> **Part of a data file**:
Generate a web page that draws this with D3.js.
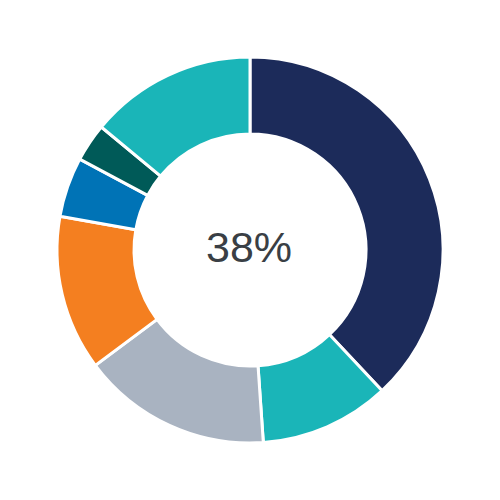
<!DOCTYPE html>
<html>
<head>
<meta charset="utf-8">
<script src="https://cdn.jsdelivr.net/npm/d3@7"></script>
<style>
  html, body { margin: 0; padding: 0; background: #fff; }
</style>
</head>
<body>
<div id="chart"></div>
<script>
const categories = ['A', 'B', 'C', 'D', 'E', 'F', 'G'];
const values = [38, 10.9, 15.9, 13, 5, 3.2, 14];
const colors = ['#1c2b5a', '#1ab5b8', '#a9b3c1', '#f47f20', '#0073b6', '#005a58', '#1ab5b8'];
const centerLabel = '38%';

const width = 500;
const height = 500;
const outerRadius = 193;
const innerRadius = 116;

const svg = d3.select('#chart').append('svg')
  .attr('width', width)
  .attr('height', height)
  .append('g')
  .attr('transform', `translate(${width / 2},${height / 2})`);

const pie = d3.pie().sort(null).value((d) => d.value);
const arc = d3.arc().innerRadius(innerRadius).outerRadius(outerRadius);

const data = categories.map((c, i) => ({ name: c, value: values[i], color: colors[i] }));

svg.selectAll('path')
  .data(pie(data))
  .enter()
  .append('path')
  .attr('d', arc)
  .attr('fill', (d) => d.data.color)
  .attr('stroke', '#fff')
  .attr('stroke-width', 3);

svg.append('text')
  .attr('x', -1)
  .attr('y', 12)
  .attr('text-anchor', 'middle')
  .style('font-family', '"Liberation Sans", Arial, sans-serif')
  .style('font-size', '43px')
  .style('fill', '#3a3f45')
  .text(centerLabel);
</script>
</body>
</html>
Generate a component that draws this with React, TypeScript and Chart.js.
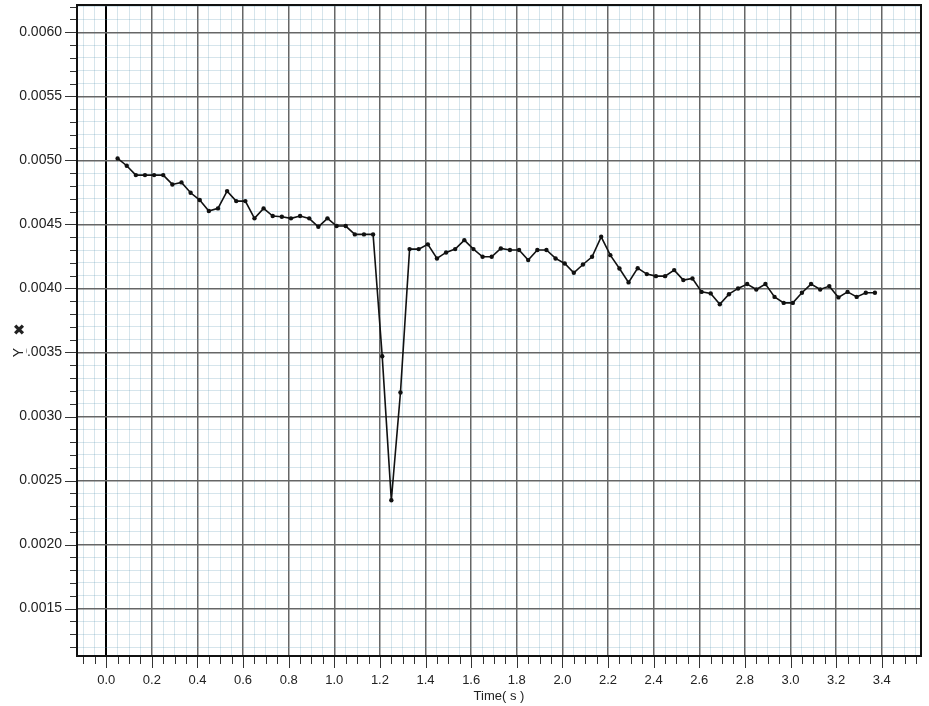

> **Your goal**:
Set down the records in full and exactly. Do not carry over any image.

> **Finished task**:
Generate a web page that draws this with D3.js.
<!DOCTYPE html>
<html>
<head>
<meta charset="utf-8">
<script src="https://cdn.jsdelivr.net/npm/d3@7"></script>
<style>
  html, body { margin: 0; padding: 0; background: #fff; }
</style>
</head>
<body>
<div id="chart"></div>
<script>
const categories = ['A', 'B', 'C', 'D', 'E', 'F', 'G'];
const values = [38, 10.9, 15.9, 13, 5, 3.2, 14];
const colors = ['#1c2b5a', '#1ab5b8', '#a9b3c1', '#f47f20', '#0073b6', '#005a58', '#1ab5b8'];
const centerLabel = '38%';

const width = 500;
const height = 500;
const outerRadius = 193;
const innerRadius = 116;

const svg = d3.select('#chart').append('svg')
  .attr('width', width)
  .attr('height', height)
  .append('g')
  .attr('transform', `translate(${width / 2},${height / 2})`);

const pie = d3.pie().sort(null).value((d) => d.value);
const arc = d3.arc().innerRadius(innerRadius).outerRadius(outerRadius);

const data = categories.map((c, i) => ({ name: c, value: values[i], color: colors[i] }));

svg.selectAll('path')
  .data(pie(data))
  .enter()
  .append('path')
  .attr('d', arc)
  .attr('fill', (d) => d.data.color)
  .attr('stroke', '#fff')
  .attr('stroke-width', 3);

svg.append('text')
  .attr('x', -1)
  .attr('y', 12)
  .attr('text-anchor', 'middle')
  .style('font-family', '"Liberation Sans", Arial, sans-serif')
  .style('font-size', '43px')
  .style('fill', '#3a3f45')
  .text(centerLabel);
</script>
</body>
</html>
Generate a component that draws this with React, TypeScript and Chart.js.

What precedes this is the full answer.